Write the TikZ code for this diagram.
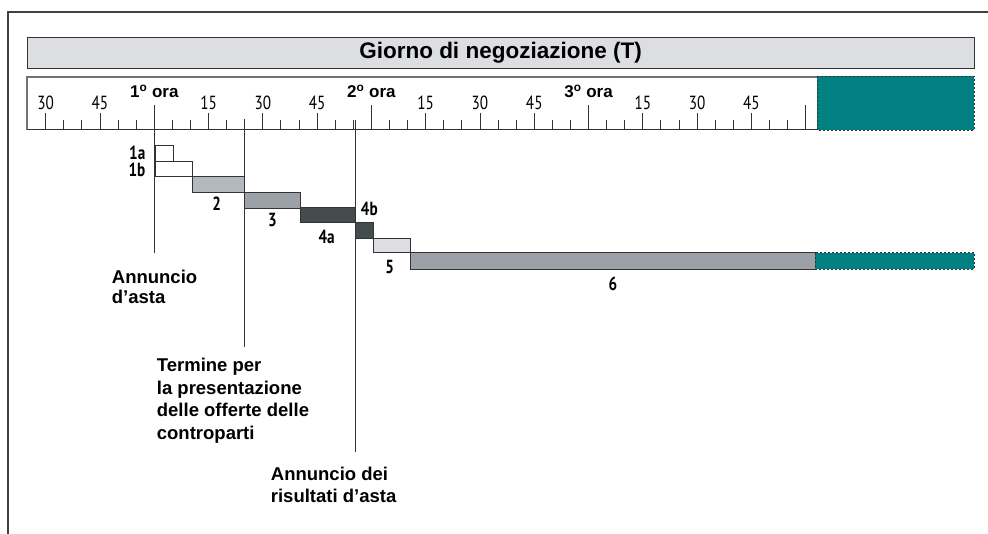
\documentclass[tikz,border=0pt]{standalone}
\usepackage{fontspec}
\setmainfont{Liberation Sans}
\newfontfamily\gill[FakeStretch=0.8]{PT Sans}
\usepackage{tikz}
\usetikzlibrary{positioning}

\definecolor{fondo}{HTML}{DCDEE2}
\definecolor{petrolio}{HTML}{008080}
\definecolor{grigioA}{HTML}{B3B8BE}
\definecolor{grigioB}{HTML}{9CA1A7}
\definecolor{scuro}{HTML}{454C4E}
\definecolor{linea}{HTML}{333333}

\tikzset{fase/.style={draw=linea, line width=0.9pt, anchor=north west,
            inner sep=0pt, outer sep=0pt},
         tratteggio/.style={draw=linea, line width=0.9pt,
            dash pattern=on 2pt off 2pt},
         numfase/.style={font=\gill\bfseries\fontsize{19}{19}\selectfont,
            inner sep=0pt},
         minuto/.style={font=\gill\fontsize{19}{19}\selectfont, anchor=base,
            inner sep=0pt},
         ora/.style={font=\bfseries\fontsize{17}{17}\selectfont, anchor=base,
            inner sep=0pt},
         nota/.style={font=\bfseries\fontsize{18.5}{22.5}\selectfont,
            align=left, anchor=base west, inner sep=0pt},
         segno/.style={draw=linea, line width=0.9pt}}

\begin{document}
\begin{tikzpicture}[x=1pt, y=-1pt]
   \useasboundingbox (0,0) rectangle (988,534);
   % cornice
   \draw[line width=1.6pt, draw=black!75] (8,534) -- (8,12) -- (988,12);
   % titolo
   \node[draw=linea, line width=0.9pt, fill=fondo, minimum width=947pt,
         minimum height=31pt, inner sep=0pt,
         font=\bfseries\fontsize{22.5}{22.5}\selectfont] (titolo) at (500.5,52.7)
         {Giorno di negoziazione (T)};
   % scala dei minuti
   \draw[draw=black!55, line width=1.6pt] (27,130) -- (27,77) -- (817,77);
   \node[fase, fill=petrolio, draw=none, minimum width=157pt,
         minimum height=54pt] (extra) at (817,76) {};
   \draw[tratteggio] (extra.north west) rectangle (extra.south east);
   \draw[segno] (27,129.5) -- (817,129.5);
   \foreach \i in {0,...,42}
      \draw[segno] (45.7+\i*18.095,120) -- (45.7+\i*18.095,129.5);
   \foreach \i in {0,3,...,42}
      \draw[segno] (45.7+\i*18.095,113) -- (45.7+\i*18.095,129.5);
   \foreach \i in {6,18,30,42}
      \draw[segno] (45.7+\i*18.095,105) -- (45.7+\i*18.095,129.5);
   \foreach \i/\lab in {0/30,3/45,9/15,12/30,15/45,21/15,24/30,27/45,33/15,36/30,39/45}
      \node[minuto] (min-\i) at (45.7+\i*18.095,109.3) {\lab};
   \foreach \i/\h in {6/1,18/2,30/3}
      \node[ora] (ora-\h) at (45.7+\i*18.095,97.3) {\h\textsuperscript{o} ora};
   % fasi
   \node[fase, minimum width=18.3pt, minimum height=16pt] (f1a) at (155,145.7) {};
   \node[fase, minimum width=37.3pt, minimum height=15pt] (f1b) at (155,161.7) {};
   \node[fase, fill=grigioA, minimum width=52pt, minimum height=15.3pt] (f2) at (192.3,176.7) {};
   \node[fase, fill=grigioB, minimum width=56.4pt, minimum height=15.7pt] (f3) at (244.3,192.4) {};
   \node[fase, fill=scuro, minimum width=54.8pt, minimum height=15pt] (f4a) at (300.7,207.7) {};
   \node[fase, fill=scuro, minimum width=17.8pt, minimum height=15.6pt] (f4b) at (355.5,222.7) {};
   \node[fase, fill=fondo, minimum width=36.7pt, minimum height=14.4pt] (f5) at (373.3,238.3) {};
   \node[fase, fill=grigioB, minimum width=405pt, minimum height=16.3pt] (f6) at (410,252.7) {};
   \node[fase, fill=petrolio, draw=none, minimum width=159pt, minimum height=16.3pt] (f6b) at (815,252.7) {};
   \draw[tratteggio] (f6b.north west) rectangle (f6b.south east);
   \node[numfase, anchor=base east] (n1a) at (145.5,159.3) {1a};
   \node[numfase, anchor=base east] (n1b) at (145.5,176.7) {1b};
   \node[numfase, anchor=base] (n2) at (216.7,211) {2};
   \node[numfase, anchor=base] (n3) at (272.5,226.7) {3};
   \node[numfase, anchor=base] (n4a) at (326.7,243.3) {4a};
   \node[numfase, anchor=base west] (n4b) at (360.7,215.7) {4b};
   \node[numfase, anchor=base] (n5) at (389.7,273.3) {5};
   \node[numfase, anchor=base] (n6) at (613,290.7) {6};
   % eventi (base = ultima riga)
   \node[nota, font=\bfseries\fontsize{18.5}{20}\selectfont] (annuncio) at (111.7,303.3)
      {Annuncio\\d'asta};
   \node[nota] (termine) at (156.7,439.2)
      {Termine per\\la presentazione\\delle offerte delle\\controparti};
   \node[nota] (risultati) at (270.7,502.5)
      {Annuncio dei\\risultati d'asta};
   \coordinate (t1) at (154.3,105);
   \coordinate (t2) at (244.5,119.3);
   \coordinate (t3) at (355.3,120);
   \coordinate (e1) at (154.3,253);
   \coordinate (e2) at (244.5,346.7);
   \coordinate (e3) at (355.3,451.7);
   \draw[segno] (t1) -- (e1);
   \draw[segno] (t2) -- (e2);
   \draw[segno] (t3) -- (e3);
\end{tikzpicture}
\end{document}
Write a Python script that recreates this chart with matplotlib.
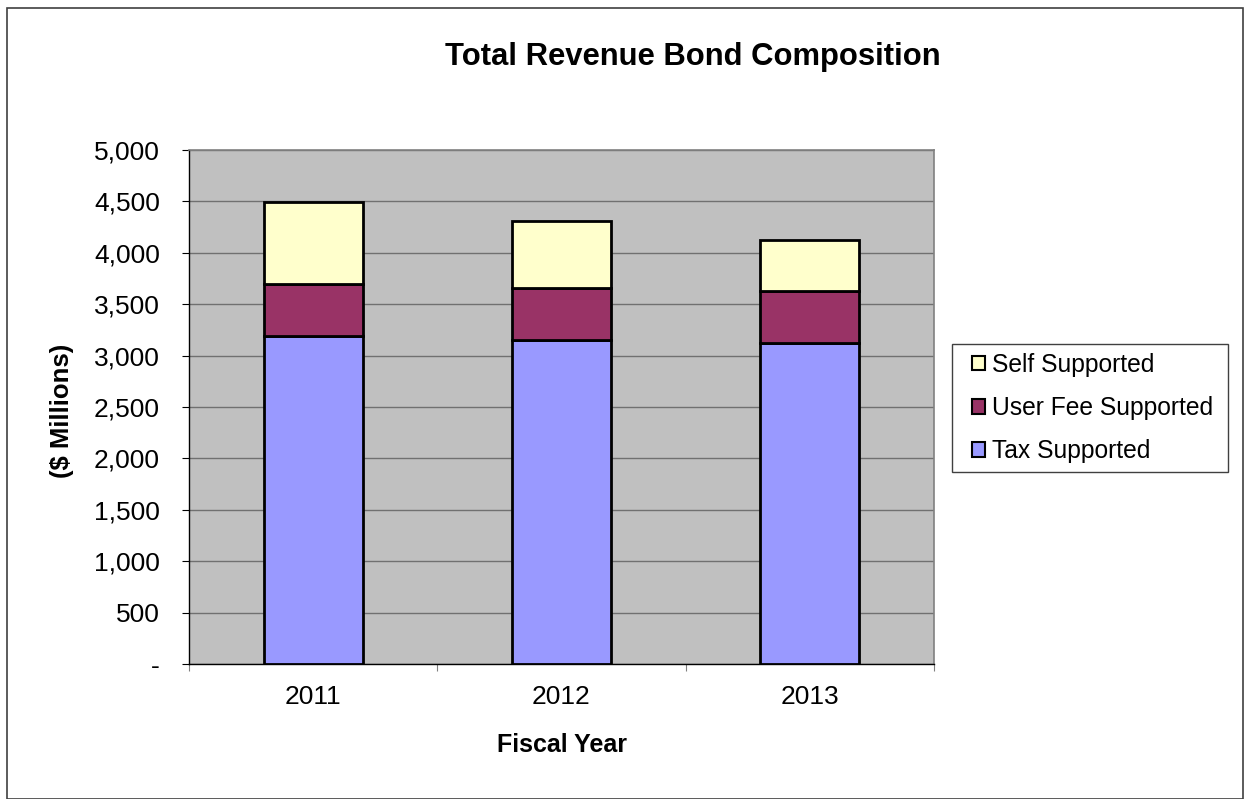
import matplotlib
matplotlib.use("Agg")
import matplotlib.pyplot as plt
from matplotlib.patches import Rectangle, Patch
from matplotlib.ticker import FuncFormatter, MultipleLocator, FixedLocator

plt.rcParams['font.family'] = ['Liberation Sans', 'DejaVu Sans']

years = ['2011', '2012', '2013']
tax_supported = [3195, 3150, 3120]
user_fee_supported = [500, 505, 505]
self_supported = [795, 650, 495]

series = [
    ('Tax Supported', tax_supported, '#9999FF'),
    ('User Fee Supported', user_fee_supported, '#993366'),
    ('Self Supported', self_supported, '#FFFFCC'),
]

W, H = 1244, 799
fig = plt.figure(figsize=(W / 100, H / 100), dpi=100)
fig.patch.set_facecolor('white')

# outer chart border
fig.patches.append(Rectangle((7 / W, 0.5 / H), (1243 - 7) / W, (799 - 8.5) / H,
                             transform=fig.transFigure, fill=False,
                             edgecolor='#404040', linewidth=1.2))

ax = fig.add_axes([189 / W, 1 - 664 / H, (934 - 189) / W, (664 - 150) / H])
ax.set_facecolor('#C0C0C0')

x = range(len(years))
bottom = [0] * len(years)
for name, vals, color in series:
    ax.bar(x, vals, width=0.4, bottom=bottom, color=color, edgecolor='black',
           linewidth=2.0, label=name, zorder=3)
    bottom = [b + v for b, v in zip(bottom, vals)]

ax.set_xlim(-0.5, len(years) - 0.5)
ax.set_ylim(0, 5000)
ax.yaxis.set_major_locator(MultipleLocator(500))
ax.yaxis.set_major_formatter(FuncFormatter(lambda v, p: f'{v:,.0f}' if v else '-'))
ax.grid(axis='y', color='#707070', linewidth=1.0, zorder=1)

ax.set_xticks(list(x))
ax.set_xticklabels(years)
ax.xaxis.set_minor_locator(FixedLocator([-0.5, 0.5, 1.5, 2.5]))
ax.tick_params(axis='x', which='major', length=0, pad=15, labelsize=19)
ax.tick_params(axis='x', which='minor', length=5, width=0.8, color='#808080', direction='out')
ax.tick_params(axis='y', length=5, width=0.8, pad=16, labelsize=19, direction='out')

for s in ['top', 'right']:
    ax.spines[s].set_color('#808080')
    ax.spines[s].set_linewidth(1.2)
for s in ['left', 'bottom']:
    ax.spines[s].set_color('black')
    ax.spines[s].set_linewidth(1.0)

fig.text(693 / W, 1 - 57 / H, 'Total Revenue Bond Composition', fontsize=22.3,
         fontweight='bold', ha='center', va='center')
fig.text(62 / W, 1 - 411 / H, '($ Millions)', fontsize=18.5, fontweight='bold',
         rotation=90, ha='center', va='center')
fig.text(562 / W, 1 - 745 / H, 'Fiscal Year', fontsize=18, fontweight='bold',
         ha='center', va='center')

# legend box drawn by hand so the padding matches
fig.patches.append(Rectangle((952 / W, 1 - 472 / H), (1228 - 952) / W, (472 - 344) / H,
                             transform=fig.transFigure, facecolor='white',
                             edgecolor='#404040', linewidth=1.0, zorder=5))
handles = [Patch(facecolor=c, edgecolor='black', linewidth=1.5, label=n)
           for n, v, c in reversed(series)]
leg = fig.legend(handles=handles, loc='center left',
                 bbox_to_anchor=(972 / W, 1 - 408 / H), fontsize=17.7,
                 frameon=False, handlelength=0.53, handleheight=0.53,
                 handletextpad=0.3, labelspacing=0.78,
                 borderpad=0, borderaxespad=0)
leg.set_zorder(6)

fig.savefig('out.png', dpi=100)
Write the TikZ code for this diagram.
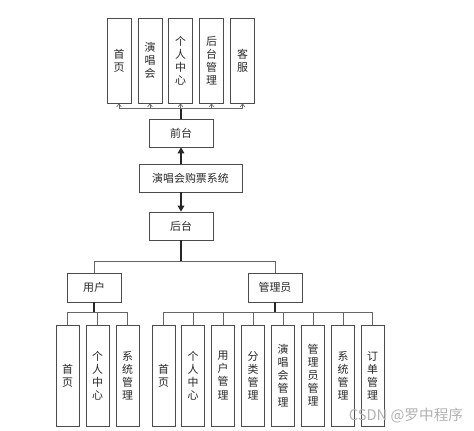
\documentclass[tikz,border=0pt]{standalone}
\usepackage{fontspec}
\newfontfamily\cjk{Noto Sans CJK SC}
\usetikzlibrary{arrows.meta}

\begin{document}
\begin{tikzpicture}[
        x=0.75pt, y=-0.75pt, % coordinates in pixels of the picture
        font=\cjk\fontsize{8.2}{9.8}\selectfont,
        box/.style={draw=black!70, line width=0.6pt, text=black!85, inner sep=0pt, align=center},
        wide/.style={box, minimum width=48pt, minimum height=21pt},
        tall/.style={box, minimum width=18pt, minimum height=63.75pt}, % top row
        low/.style={box, minimum width=17.25pt, minimum height=75.75pt}, % bottom row
        thin/.style={draw=black!60, line width=0.5pt},
        trunk/.style={draw=black!85, line width=1pt},
        tip/.style={thin, -{Straight Barb[length=2.2pt, width=3.5pt]}},
        bigtip/.style={trunk, -{Triangle[length=4.5pt, width=5pt]}}
    ]
    \useasboundingbox (0,0) rectangle (474,431);

    % top row
    \node[tall] (t1) at (119,60.5)   {首\\页};
    \node[tall] (t2) at (150,60.5)   {演\\唱\\会};
    \node[tall] (t3) at (180.5,60.5) {个\\人\\中\\心};
    \node[tall] (t4) at (211.5,60.5) {后\\台\\管\\理};
    \node[tall] (t5) at (242.5,60.5) {客\\服};

    \node[wide] (qt)  at (181,133)   {前台};
    \node[wide, minimum width=77.25pt] (sys) at (190.5,178) {演唱会购票系统};
    \node[wide] (ht)  at (181,226)   {后台};

    \node[wide, minimum width=40.5pt, minimum height=21.75pt] (yh)  at (94,287.5)  {用户};
    \node[wide, minimum width=40.5pt, minimum height=21.75pt] (gly) at (275,287.5) {管理员};

    % bottom row
    \node[low] (u1) at (67.5,375.5)  {首\\页};
    \node[low] (u2) at (97.5,375.5)  {个\\人\\中\\心};
    \node[low] (u3) at (127.5,375.5) {系\\统\\管\\理};
    \node[low] (a1) at (163.5,375.5) {首\\页};
    \node[low] (a2) at (193,375.5)   {个\\人\\中\\心};
    \node[low] (a3) at (223,375.5)   {用\\户\\管\\理};
    \node[low] (a4) at (253,375.5)   {分\\类\\管\\理};
    \node[low] (a5) at (283,375.5)   {演\\唱\\会\\管\\理};
    \node[low] (a6) at (313,375.5)   {管\\理\\员\\管\\理};
    \node[low] (a7) at (343,375.5)   {系\\统\\管\\理};
    \node[low] (a8) at (372.5,375.5) {订\\单\\管\\理};

    \coordinate (tb) at (0,108);   % bus under top row
    \coordinate (mb) at (0,261);   % bus over 用户 / 管理员
    \coordinate (lb) at (0,312);   % bus over bottom row

    % 前台 up to the top row
    \draw[trunk] (qt.north) -- (qt.north |- tb);
    \draw[thin] (t1.south |- tb) -- (t5.south |- tb);
    \foreach \i in {1,...,5}
        \draw[tip] (t\i.south |- tb) -- (t\i.south);

    \draw[bigtip] (qt.south |- sys.north) -- (qt.south);
    \draw[bigtip] (ht.north |- sys.south) -- (ht.north);

    % 后台 down
    \draw[trunk] (ht.south) -- (ht.south |- mb);
    \draw[thin] (yh.north) |- (gly.north |- mb) -- (gly.north);

    \draw[trunk] (yh.south) -- (yh.south |- lb);
    \draw[thin] (u1.north |- lb) -- (u3.north |- lb);
    \foreach \i in {1,2,3}
        \draw[thin] (u\i.north |- lb) -- (u\i.north);

    \draw[trunk] (gly.south) -- (gly.south |- lb);
    \draw[thin] (a1.north |- lb) -- (a8.north |- lb);
    \foreach \i in {1,...,8}
        \draw[thin] (a\i.north |- lb) -- (a\i.north);

    \node[font=\cjk\fontsize{11}{13}\selectfont, text=black!30, inner sep=0pt] (wm) at (406,416) {CSDN @罗中程序};
\end{tikzpicture}
\end{document}
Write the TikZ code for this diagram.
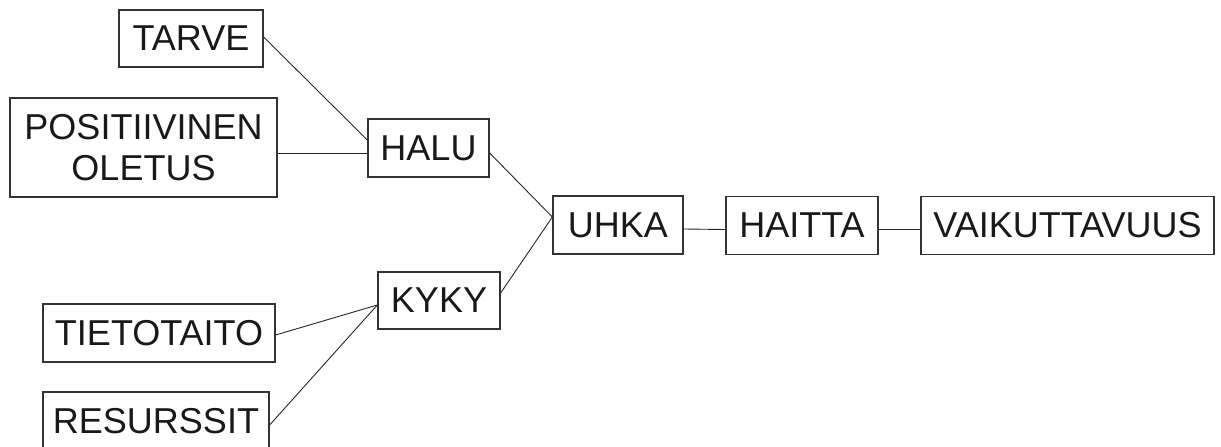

= = = = =

Only the lines from the one holding "Write a Python" to the one holding "ax.spines[s].set_linewidth(1.0)" should be returned, both included and exactly as written, with no pictures.

§ Answer:
Write a Python script that recreates this chart with matplotlib.
import matplotlib
matplotlib.use("Agg")
import matplotlib.pyplot as plt
from matplotlib.patches import Rectangle, Patch
from matplotlib.ticker import FuncFormatter, MultipleLocator, FixedLocator

plt.rcParams['font.family'] = ['Liberation Sans', 'DejaVu Sans']

years = ['2011', '2012', '2013']
tax_supported = [3195, 3150, 3120]
user_fee_supported = [500, 505, 505]
self_supported = [795, 650, 495]

series = [
    ('Tax Supported', tax_supported, '#9999FF'),
    ('User Fee Supported', user_fee_supported, '#993366'),
    ('Self Supported', self_supported, '#FFFFCC'),
]

W, H = 1244, 799
fig = plt.figure(figsize=(W / 100, H / 100), dpi=100)
fig.patch.set_facecolor('white')

# outer chart border
fig.patches.append(Rectangle((7 / W, 0.5 / H), (1243 - 7) / W, (799 - 8.5) / H,
                             transform=fig.transFigure, fill=False,
                             edgecolor='#404040', linewidth=1.2))

ax = fig.add_axes([189 / W, 1 - 664 / H, (934 - 189) / W, (664 - 150) / H])
ax.set_facecolor('#C0C0C0')

x = range(len(years))
bottom = [0] * len(years)
for name, vals, color in series:
    ax.bar(x, vals, width=0.4, bottom=bottom, color=color, edgecolor='black',
           linewidth=2.0, label=name, zorder=3)
    bottom = [b + v for b, v in zip(bottom, vals)]

ax.set_xlim(-0.5, len(years) - 0.5)
ax.set_ylim(0, 5000)
ax.yaxis.set_major_locator(MultipleLocator(500))
ax.yaxis.set_major_formatter(FuncFormatter(lambda v, p: f'{v:,.0f}' if v else '-'))
ax.grid(axis='y', color='#707070', linewidth=1.0, zorder=1)

ax.set_xticks(list(x))
ax.set_xticklabels(years)
ax.xaxis.set_minor_locator(FixedLocator([-0.5, 0.5, 1.5, 2.5]))
ax.tick_params(axis='x', which='major', length=0, pad=15, labelsize=19)
ax.tick_params(axis='x', which='minor', length=5, width=0.8, color='#808080', direction='out')
ax.tick_params(axis='y', length=5, width=0.8, pad=16, labelsize=19, direction='out')

for s in ['top', 'right']:
    ax.spines[s].set_color('#808080')
    ax.spines[s].set_linewidth(1.2)
for s in ['left', 'bottom']:
    ax.spines[s].set_color('black')
    ax.spines[s].set_linewidth(1.0)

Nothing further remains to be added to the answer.